On its own, as a technical feat and a satisfying piece of gaming media, Super Meat Boy is perfectly enjoyable and would arguably still find its way into the hearts of paltformer enthusiasts, but where Super Meat Boy transcends all of that is with the whole aesthetic and package of the title
Super Meat Boy is very personal. When you say a game, or a film, or any piece of media for that matter, is personal, it will conjure up the image of a very thoughtful po-faced piece of art that is trying to prove itself as deep and meaningful, likely accompanied by plinky-plinky piano music and designed to leave you with an uncomfortable sense of melancholy after the whole thing is over. By contrast, Super Meat Boy is irreverent, unapologetic and bordering on the crass. While it remains perfectly charming, there is a sense that very little artistic compromise was made in the creation of this game.
It is rare to see something as expressive and stylistic in this way and always satisfying to see something bursting with the personality of its creators while remaining a solid and enjoyable product as a whole. Even if the framing and superficial elements of the game don’t work for you, and it is entirely likely that some of it may leave you stone cold, the sheer saturation of this style radiates the deep level of commitment and love that has been poured into this project. Yes, I am still talking about a 2D platformer where you play as a sentient slab of meat trying to rescue his girlfriend made of bandages from an evil foetus in a suit of power armour.
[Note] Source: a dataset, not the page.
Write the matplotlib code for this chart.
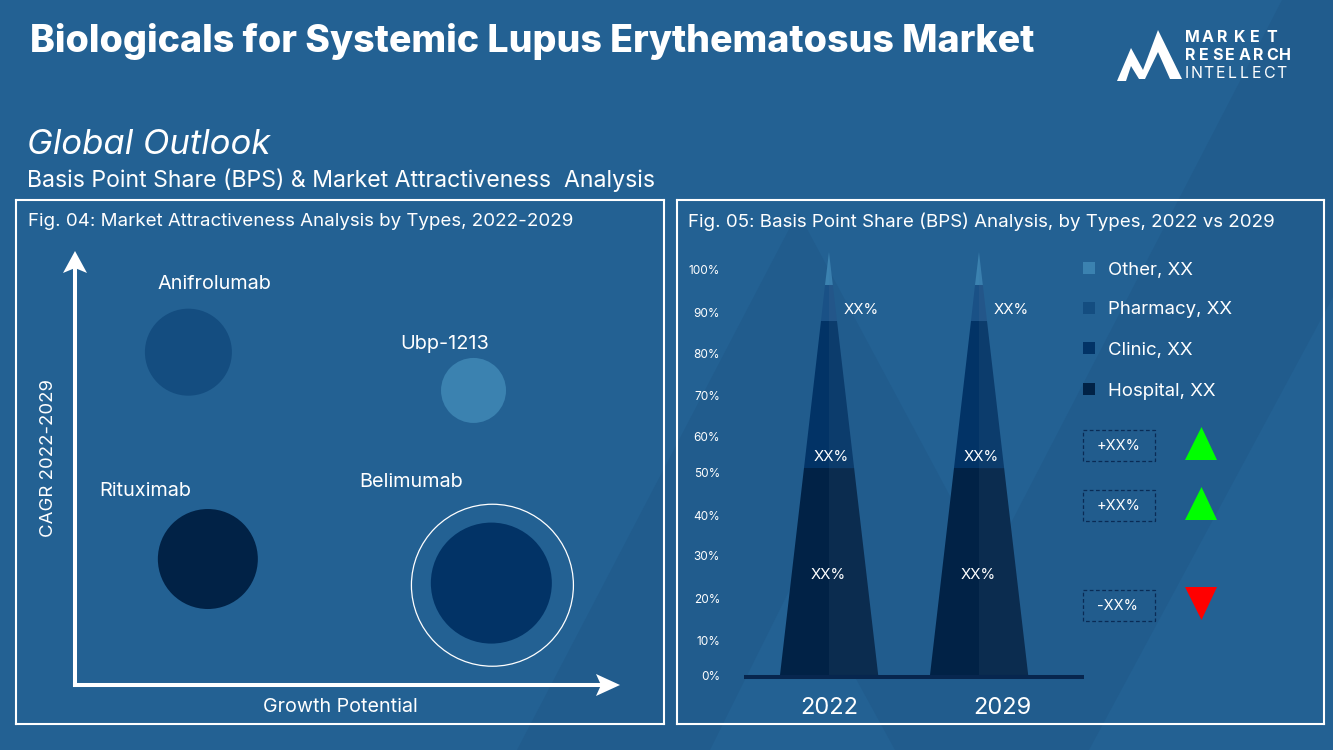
import matplotlib
matplotlib.use("Agg")
import matplotlib.pyplot as plt
from matplotlib.patches import Polygon, Rectangle

# Fig. 04 bubbles (growth potential / CAGR, 0-100 on the arrows)
types = ["Anifrolumab", "Ubp-1213", "Rituximab", "Belimumab"]
growth = [21.0, 73.8, 24.6, 77.1]
cagr = [77.4, 68.5, 29.3, 23.7]
radius_px = [43.5, 32.5, 50, 60.5]
ring_growth = 77.3
ring_cagr = 23.2
ring_px = 81

# Fig. 05 stacked pyramids
years = ["2022", "2029"]
hospital = [51.1, 51.1]
clinic = [36.3, 36.3]
pharmacy = [8.9, 8.9]
other = [8.1, 8.1]
tick_pos = [0, 8.6, 18.8, 29.4, 39.3, 49.9, 58.8, 68.9, 79.5, 89.4, 100]
tick_labels = ["0%", "10%", "20%", "30%", "40%", "50%", "60%", "70%", "80%", "90%", "100%"]
legend_labels = ["Other, XX", "Pharmacy, XX", "Clinic, XX", "Hospital, XX"]
changes = ["+XX%", "+XX%", "-XX%"]

BG = "#236193"
SHADE = "#215c8d"
NAVY = "#012246"
BLUE = "#023366"
MID = "#144d80"
LIGHT = "#3b82b0"
FONT = "Inter"

plt.rcParams["font.family"] = FONT
fig = plt.figure(figsize=(13.33, 7.5), dpi=100, facecolor=BG)


def box(x0, y0, x1, y1):
    return [x0 / 1333, 1 - y1 / 750, (x1 - x0) / 1333, (y1 - y0) / 750]


# overlay in pixels for the background, titles, logo and the side key
bg = fig.add_axes([0, 0, 1, 1], zorder=0)
bg.set_xlim(0, 1333)
bg.set_ylim(750, 0)
bg.axis("off")

bg.add_patch(Polygon([(798, 212), (517, 750), (710, 750), (798, 573), (895, 750), (1089, 750),
                      (1333, 297), (1333, 0), (1282, 0), (1012, 521), (988, 567)],
                     closed=True, fc=SHADE, ec="none"))

bg.text(30, 41, "Biologicals for Systemic Lupus Erythematosus Market", color="white",
        fontsize=27.0, fontweight=800, va="center")
bg.text(27, 145, "Global Outlook", color="white", fontsize=25, style="italic", va="center")
bg.text(27, 180, "Basis Point Share (BPS) & Market Attractiveness  Analysis", color="white",
        fontsize=16.6, va="center")
bg.text(28, 222, "Fig. 04: Market Attractiveness Analysis by Types, 2022-2029", color="white",
        fontsize=13.5, va="center")
bg.text(688, 222, "Fig. 05: Basis Point Share (BPS) Analysis, by Types, 2022 vs 2029", color="white",
        fontsize=13.5, va="center")

# logo
bg.add_patch(Polygon([(1117, 81), (1131, 48), (1143, 70), (1158, 30), (1182, 79), (1170, 79),
                      (1158, 52), (1145, 79), (1139, 79), (1131, 66), (1126, 81)],
                     closed=True, fc="white", ec="none"))
for word, y, weight, step in [("MARKET", 37, "bold", 16.2), ("RESEARCH", 56, "bold", 13.5),
                              ("INTELLECT", 74, "normal", 12.2)]:
    x = 1185
    for ch in word:
        bg.text(x, y, ch, color="white", fontsize=11.5, fontweight=weight, va="center")
        x += step * 0.5 if ch == "I" else step

# arrow heads of the Fig. 04 axes
bg.add_patch(Polygon([(75, 251), (87, 273), (75, 268), (63, 273)], closed=True, fc="white", ec="none"))
bg.add_patch(Polygon([(620, 685), (596, 674), (601, 685), (596, 696)], closed=True, fc="white", ec="none"))

# side key of Fig. 05
key_y = [268, 308, 348, 389]
for y, label, col in zip(key_y, legend_labels, [LIGHT, MID, BLUE, NAVY]):
    bg.scatter([1088.5], [y], marker="s", s=64, color=col, linewidths=0)
    bg.text(1108, y + 2, label, color="white", fontsize=13.4, va="center")

for y, label in zip([445, 505, 605], changes):
    bg.add_patch(Rectangle((1083, y - 15.5), 72, 31, fc="none", ec="#0a2b55", lw=0.9, ls=(0, (3, 2))))
    bg.text(1097, y + 1, label, color="white", fontsize=10.5, va="center")
for tip, base, col in [(427, 460, "#00ff00"), (487, 520, "#00ff00"), (620, 587, "#ff0000")]:
    bg.add_patch(Polygon([(1185, base), (1201.5, tip), (1217, base)], closed=True, fc=col, ec="none"))

# Fig. 04
ax1 = fig.add_axes(box(16, 200, 664, 724), zorder=1, facecolor="none")
ax1.set_xlim((16 - 75) / 5.4, (664 - 75) / 5.4)
ax1.set_ylim((685 - 724) / 4.3, (685 - 200) / 4.3)
ax1.set_xticks([])
ax1.set_yticks([])
for s in ax1.spines.values():
    s.set_color("white")
    s.set_linewidth(1.5)

bubble_cols = [MID, LIGHT, NAVY, BLUE]
sizes = [(2 * r * 0.72) ** 2 for r in radius_px]
ax1.scatter(growth, cagr, s=sizes, c=bubble_cols, linewidths=0)
ax1.scatter([ring_growth], [ring_cagr], s=(2 * ring_px * 0.72) ** 2, facecolors="none",
            edgecolors="white", linewidths=0.9)
ax1.plot([0, 0], [0, 98], color="white", lw=2.9, solid_capstyle="projecting")
ax1.plot([0, 98], [0, 0], color="white", lw=2.9, solid_capstyle="projecting")

name_x = [15.3, 60.2, 4.5, 52.7]
name_y = [93.2, 79.2, 45.0, 47.1]
for x, y, name in zip(name_x, name_y, types):
    ax1.text(x, y, name, color="white", fontsize=14.3, va="center")

ax1.set_xlabel("Growth Potential", color="white", fontsize=14.2, va="center")
ax1.xaxis.set_label_coords((340.5 - 16) / 648, (724 - 707) / 524)
ax1.set_ylabel("CAGR 2022-2029", color="white", fontsize=13.4, va="center")
ax1.yaxis.set_label_coords((49 - 16) / 648, (724 - 458) / 524)

# Fig. 05
ax2 = fig.add_axes(box(677, 200, 1324, 724), zorder=1, facecolor="none")
ax2.set_xlim((677 - 829) / 150, (1324 - 829) / 150)
ax2.set_ylim((675 - 724) / 4.05, (675 - 200) / 4.05)
ax2.set_xticks([])
ax2.set_yticks(tick_pos, tick_labels, color="white", fontsize=8.5)
ax2.tick_params(axis="y", length=0, pad=-31)
for s in ax2.spines.values():
    s.set_color("white")
    s.set_linewidth(1.5)

half_base = 0.328
seg_left = [NAVY, BLUE, "#1a5186", LIGHT]
seg_right = ["#0b2c4f", "#0c3c6c", "#235689", "#3a7fae"]
for i in range(len(years)):
    top = hospital[i] + clinic[i] + pharmacy[i] + other[i]
    low = 0
    for j, val in enumerate([hospital[i], clinic[i], pharmacy[i], other[i]]):
        high = low + val
        w0 = half_base * (1 - low / top)
        w1 = half_base * (1 - high / top)
        ax2.fill([i - w0, i, i, i - w1], [low, low, high, high], color=seg_left[j], lw=0)
        ax2.fill([i, i + w0, i + w1, i], [low, low, high, high], color=seg_right[j], lw=0)
        low = high

ax2.plot([-0.567, 1.7], [-0.5, -0.5], color="#07264e", lw=2.9, solid_capstyle="butt")

for x, lab in zip([0, 1.153], years):
    ax2.text(x, -8.1, lab, color="white", fontsize=17, ha="center", va="center")
for i in range(len(years)):
    ax2.text(i + 0.217, 90.2, "XX%", color="white", fontsize=10.8, ha="center", va="center")
    ax2.text(i + 0.013, 53.9, "XX%", color="white", fontsize=10.8, ha="center", va="center")
    ax2.text(i - 0.007, 24.7, "XX%", color="white", fontsize=10.8, ha="center", va="center")

fig.savefig("out.png", dpi=100, facecolor=BG)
Super Meat Boy was one of my “games of the year” for something I wrote somewhere four years ago when it was first launched on Steam and firing the game up again, I was concerned that maybe it would not have aged overly well. I thought maybe the art style and subject matter might come across as immature and that maybe I would have tired of trappings of the game overall, which would have put me off.
Of course Super Meat Boy is not as fresh as it once was for me, but that’s because I’ve already played it through and completed it. Of course the ‘random style’ humour derived from the characters and setting feels less off the wall than it once did, because since it was first released we’ve seen more things like it, most likely inspired by it. I suppose if I was being really picky, I could say the PS4 release has different music which I’m not as keen on, however, this is more because I’m change-resistant and I was used to the old music. There’s absolutely nothing wrong with the new score.
Even having been through and completed the game on the PC years ago, jumping back into it again shows me all of the things I loved about it the first time around and I’m looking forward to trying to tear through each of the worlds all over again.
The Super Meat Boy review verdict: Is this the gaming classic we all thought it was years ago?
Is Super Meat Boy worth buying? It is without a doubt a gaming classic so unequivocally yes.
Whilst inspired by traditional platformers, it equally serves as a pretty good summary of the best examples of those and vastly improves on the archaic design decisions that prevent them from being as enjoyable today.
Super Meat Boy can be recommended to gamers new and old. As an introduction to the 2D platforming genre it’s technically excellent and as a touch-point on how anarchic games can be in terms of style and art it is near superlative. For veterans of the genre, this is a challenging and satisfying experience.
As for everyone who has already played it to death, you might want to play it to death again – it’s still excellent.
Super Meat Boy is available for the PC, Mac, Xbox 360, Playstation 4 and PS Vita.